Phase 4: The Confirmation Signal (5-Minute Chart)
Our alert goes off! Price has entered our $449.50 – $450.50 zone. We immediately drop to the 5-minute chart. We see price making small bearish candles. Then, a huge green candle forms, completely engulfing the previous three red candles. This is our Bullish Engulfing confirmation. The snipers see the target.
Phase 5: The Plan
Before entering, we define everything:
| Entry | At the close of the 5-min bullish engulfing candle, let’s say $450.75. |
| Stop-Loss | Just below the low of the zone and the engulfing candle, at $449.25. Our risk is $1.50 per share. |
| Target | The recent high on the 1-hour chart is at $455. A conservative target would be $454.75. |
| RRR | Our potential reward is ($454.75 – $450.75) = $4.00. Our risk is $1.50. The RRR is $4.00 / $1.50 = 2.66. This is greater than our 1:2 minimum. The trade is a go. |
Phase 6: Execution
We execute the buy order and place our hard stop-loss and take-profit orders immediately. The trade moves in our favor. As it passes $452.25 (1R in profit), we move our stop-loss up to our entry price of $450.75. The trade is now risk-free. A few hours later, the price hits our target at $454.75 for a clean, stress-free, and highly profitable sniper trade.
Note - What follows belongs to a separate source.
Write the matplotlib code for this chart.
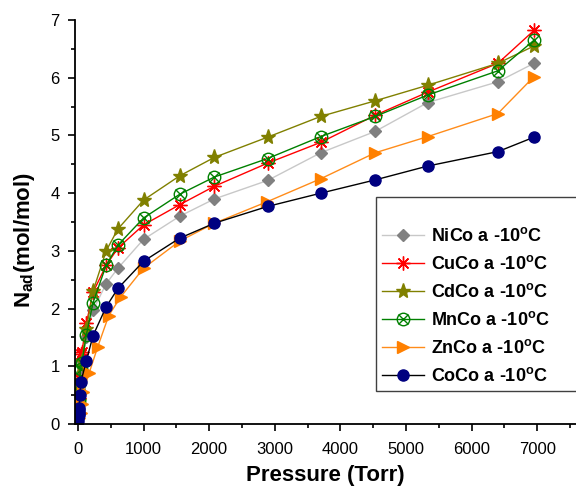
import matplotlib.pyplot as plt
from matplotlib.legend_handler import HandlerTuple
from matplotlib.ticker import MultipleLocator

plt.rcParams['font.family'] = ['Liberation Sans', 'DejaVu Sans']
plt.rcParams['mathtext.fontset'] = 'custom'
plt.rcParams['mathtext.rm'] = 'Liberation Sans:bold'
plt.rcParams['mathtext.default'] = 'rm'

# pressure (Torr) for each series
p_ni = [10, 20, 40, 60, 130, 230, 430, 610, 1000, 1550, 2080, 2890, 3700, 4530, 5330, 6400, 6950]
n_ni = [0.35, 0.6, 0.85, 1.1, 1.5, 1.97, 2.43, 2.7, 3.2, 3.6, 3.9, 4.22, 4.7, 5.07, 5.57, 5.93, 6.25]

p_cu = [10, 20, 40, 60, 130, 230, 430, 610, 1000, 1550, 2080, 2890, 3700, 4530, 5330, 6400, 6950]
n_cu = [0.45, 0.8, 1.22, 1.25, 1.75, 2.28, 2.75, 3.05, 3.45, 3.8, 4.12, 4.52, 4.88, 5.35, 5.75, 6.25, 6.82]

p_cd = [10, 20, 40, 60, 130, 230, 430, 610, 1000, 1550, 2080, 2890, 3700, 4530, 5330, 6400, 6950]
n_cd = [0.4, 0.7, 1.0, 1.1, 1.65, 2.3, 3.0, 3.38, 3.88, 4.3, 4.62, 4.97, 5.33, 5.6, 5.87, 6.25, 6.55]

p_mn = [10, 20, 40, 60, 130, 230, 430, 610, 1000, 1550, 2080, 2890, 3700, 4530, 5330, 6400, 6950]
n_mn = [0.4, 0.7, 0.95, 1.05, 1.55, 2.1, 2.75, 3.1, 3.57, 3.98, 4.28, 4.6, 4.98, 5.33, 5.7, 6.12, 6.65]

p_zn = [20, 40, 60, 80, 170, 300, 470, 650, 1000, 1550, 2080, 2880, 3700, 4530, 5330, 6400, 6950]
n_zn = [0.1, 0.2, 0.35, 0.55, 0.88, 1.33, 1.88, 2.2, 2.7, 3.17, 3.48, 3.85, 4.25, 4.7, 4.98, 5.38, 6.02]

p_co = [5, 8, 10, 12, 15, 20, 30, 45, 130, 230, 430, 610, 1000, 1550, 2080, 2890, 3700, 4530, 5330, 6400, 6950]
n_co = [0.05, 0.1, 0.15, 0.2, 0.25, 0.28, 0.5, 0.73, 1.1, 1.53, 2.03, 2.35, 2.82, 3.22, 3.48, 3.77, 4.0, 4.23, 4.47, 4.72, 4.97]

labels = ['NiCo a -10$^\\mathrm{o}$C', 'CuCo a -10$^\\mathrm{o}$C', 'CdCo a -10$^\\mathrm{o}$C',
          'MnCo a -10$^\\mathrm{o}$C', 'ZnCo a -10$^\\mathrm{o}$C', 'CoCo a -10$^\\mathrm{o}$C']

fig = plt.figure(figsize=(5.76, 4.88), dpi=100)
ax = fig.add_axes([0.130, 0.131, 0.870, 0.828])

h_ni, = ax.plot(p_ni, n_ni, color='#c8c8c8', lw=1, marker='D', ms=6,
                mfc='#808080', mec='#808080')
h_cu, = ax.plot(p_cu, n_cu, color='red', lw=1, marker=(8, 2, 0), ms=10,
                mec='red', mew=1)
h_cd, = ax.plot(p_cd, n_cd, color='#808000', lw=1, marker='*', ms=11,
                mfc='#808000', mec='#808000')
h_mn, = ax.plot(p_mn, n_mn, color='#008000', lw=1, marker='o', ms=9,
                mfc='none', mec='#008000', mew=1)
h_mn2, = ax.plot(p_mn, n_mn, ls='none', marker='x', ms=7,
                 mec='#008000', mew=1)
h_zn, = ax.plot(p_zn, n_zn, color='#ff8c1a', lw=1, marker='>', ms=9,
                mfc='#ff8000', mec='#ff8000')
h_co, = ax.plot(p_co, n_co, color='black', lw=1, marker='o', ms=8,
                mfc='#000080', mec='#000080')

ax.set_xlim(-46, 7590)
ax.set_ylim(0, 7)
ax.xaxis.set_major_locator(MultipleLocator(1000))
ax.xaxis.set_minor_locator(MultipleLocator(500))
ax.yaxis.set_major_locator(MultipleLocator(1))
ax.yaxis.set_minor_locator(MultipleLocator(0.5))
ax.tick_params(which='major', direction='out', length=5, width=1.2, labelsize=12)
ax.tick_params(axis='x', which='major', pad=8)
ax.tick_params(axis='y', which='major', pad=6)
ax.tick_params(which='minor', direction='out', length=3, width=1.2)
for s in ['top', 'right']:
    ax.spines[s].set_visible(False)
for s in ['left', 'bottom']:
    ax.spines[s].set_linewidth(1.3)

ax.set_xlabel('Pressure (Torr)', fontsize=16, fontweight='bold')
ax.set_ylabel('N$_\\mathrm{ad}$(mol/mol)', fontsize=16, fontweight='bold')
ax.xaxis.set_label_coords(0.5, -0.102)
ax.yaxis.set_label_coords(-0.076, 0.455)

leg = fig.legend([h_ni, h_cu, h_cd, (h_mn, h_mn2), h_zn, h_co], labels,
                 handler_map={tuple: HandlerTuple(ndivide=1, pad=0)},
                 loc='upper left', bbox_to_anchor=(0.653, 0.586, 0.4, 0.01),
                 mode='expand',
                 prop={'weight': 'bold', 'size': 13}, title=' ',
                 title_fontsize=10, fancybox=False, edgecolor='#404040',
                 framealpha=1, handlelength=2.3, labelspacing=0.55,
                 borderpad=0.35, handletextpad=0.4, borderaxespad=0)
leg.get_frame().set_linewidth(1)

fig.savefig('out.png', dpi=100)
Secrets to Mastering the Sniper Strategy
Knowing the steps is one thing; mastering them is another. Here are the hard-won lessons that truly make this strategy work.
- Patience is Your Ultimate Edge: The market is designed to prey on impatience. The vast majority of your time should be spent waiting. If you feel bored, you’re doing it right. Your goal is to take one or two perfect trades, not ten mediocre ones.
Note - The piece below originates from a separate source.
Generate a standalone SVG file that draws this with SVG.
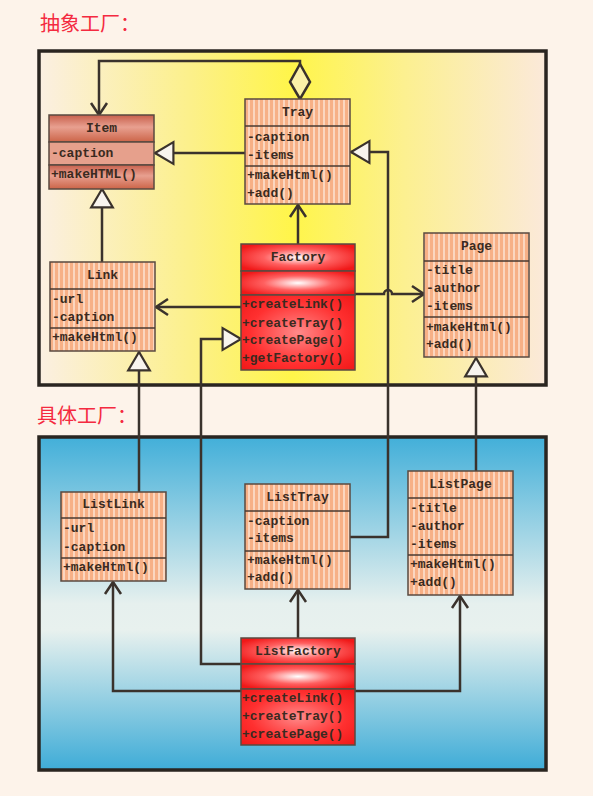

- My Biggest Mistake (Don’t Repeat It): Early on, I’d see a setup that was “almost perfect.” Maybe the HTF trend wasn’t clear, or the confirmation candle was weak. I’d take it anyway, hoping it would work. These “B-” trades were my account killers. The rule is absolute: if it’s not an A+ setup, it’s a pass.
- Risk Management is Non-Negotiable: Before you ever think about how much you can make, you must know exactly how much you can lose and be okay with it. Never risk more than 1-2% of your account on a single trade. This is what keeps you in the game long enough to be profitable.
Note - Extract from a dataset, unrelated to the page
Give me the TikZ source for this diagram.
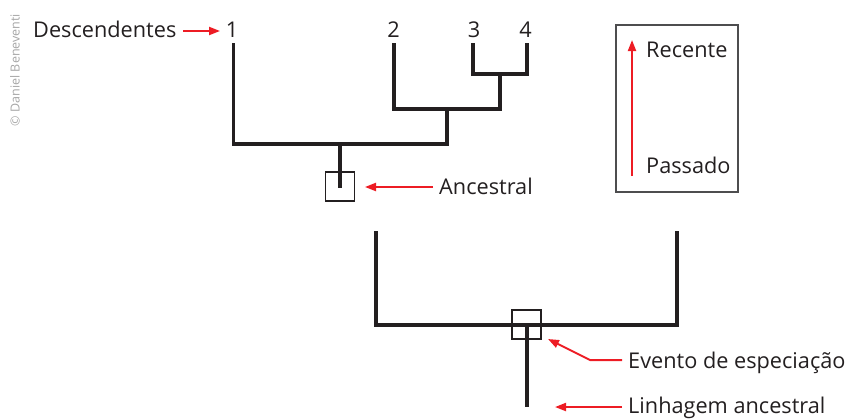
\documentclass[tikz,border=0pt]{standalone}
\usepackage{fontspec}
\setmainfont{Open Sans}
\usetikzlibrary{arrows.meta}
\definecolor{ink}{HTML}{231F20}
\definecolor{redarrow}{HTML}{ED1C24}
\definecolor{framegray}{HTML}{4D4D4F}
\begin{document}
\begin{tikzpicture}[x=1pt,y=-1pt,
  lbl/.style={font=\fontsize{21.7}{25}\selectfont, text=ink, inner sep=0pt},
  branch/.style={draw=ink, line width=3.2pt, line cap=rect},
  redarr/.style={draw=redarrow, line width=2pt, -{Triangle[length=11pt,width=8pt]}},
  markbox/.style={draw=ink, line width=1.4pt, minimum size=29pt, inner sep=0pt}]
\useasboundingbox (0,0) rectangle (849,418);

% watermark
\node[rotate=90, font=\fontsize{12.5}{13}\selectfont, text=black!35, inner sep=0pt] (wm) at (15,70) {© Daniel Beneventi};

% labels
\node[lbl, anchor=base west] (desc) at (33,37.5) {Descendentes};
\node[lbl, anchor=base] (n1) at (232,37.5) {1};
\node[lbl, anchor=base] (n2) at (393.5,37.5) {2};
\node[lbl, anchor=base] (n3) at (474,37.5) {3};
\node[lbl, anchor=base] (n4) at (525.5,37.5) {4};

% upper tree
\coordinate (t1) at (233.5,45);
\coordinate (t2) at (394,45);
\coordinate (t3) at (473,45);
\coordinate (t4) at (527,45);
\coordinate (j34) at (500,74);
\coordinate (j234) at (447,109);
\coordinate (jroot) at (340,144);
\coordinate (rootend) at (340,186);
\draw[branch] (t3) |- (j34) -| (t4);
\draw[branch] (j34) -- (j34 |- j234);
\draw[branch] (t2) |- (j234) -| (j34 |- j234);
\draw[branch] (j234) -- (j234 |- jroot);
\draw[branch] (t1) |- (jroot) -| (j234 |- jroot);
\draw[branch] (jroot) -- (rootend);
\node[markbox] (anc) at (340,186.5) {};

\node[lbl, anchor=base west] (ancl) at (439,194) {Ancestral};
\draw[redarr] (433,187) -- (365,187);

% descendentes arrow
\draw[redarr] (183,31) -- (220,31);

% legend box
\node[draw=framegray, line width=2pt, minimum width=122pt, minimum height=167pt, inner sep=0pt] (legend) at (677,108.5) {};
\coordinate (lgbot) at (632,176);
\coordinate (lgtop) at (632,40);
\draw[redarr] (lgbot) -- (lgtop);
\node[lbl, anchor=base west] (rec) at (646,57) {Recente};
\node[lbl, anchor=base west] (pas) at (646,173) {Passado};

% lower tree
\coordinate (lA) at (376,233);
\coordinate (lB) at (677,233);
\coordinate (lj) at (527,325);
\coordinate (lroot) at (527,405);
\draw[branch] (lA) |- (lj) -| (lB);
\draw[branch] (lj) -- (lroot);
\node[markbox] (spec) at (526.5,324.5) {};

\node[lbl, anchor=base west] (ev) at (628,368) {Evento de especiação};
\node[lbl, anchor=base west] (lin) at (628,413) {Linhagem ancestral};
\coordinate (evk) at (590,360);
\draw[redarr] (622,360) -- (evk) -- (548,339);
\draw[redarr] (622,407) -- (555,407);
\end{tikzpicture}
\end{document}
- Keep a Detailed Trading Journal: Screenshot every trade you take—winners and losers. Write down why you entered, what the confirmation was, and how you felt. Reviewing your journal weekly is the fastest way to identify your weaknesses and reinforce your strengths.
- Adaptation is Key: While the principles are universal, you can adapt the tools. Some traders might prefer using the 20 EMA for trend confirmation instead of just price structure. Test different variations in a demo account to see what fits your personality best.
Frequently Asked Questions
What is the best timeframe for this sniper strategy?
This strategy is a framework, not a rigid rule. A common combination is using the 4-hour/1-hour for your higher timeframe bias and the 15-minute/5-minute for your entry confirmation.
How much capital do I need to start day trading?
While you can start with a few hundred dollars, it’s crucial to manage risk properly. Focus on the process and percentage gains, not the dollar amount, until you have a proven track record of consistency.
What is a realistic win rate with this strategy?
A realistic win rate for a high-probability strategy like this is often between 50-65%. Profitability comes from the high risk-to-reward ratio, where your winners are significantly larger than your losers.
Can I use indicators like RSI or MACD with this?
Yes, but use them as supplements, not primary signals. For example, you could look for bullish divergence on the RSI as price enters your demand zone. This adds another layer of confluence to the setup.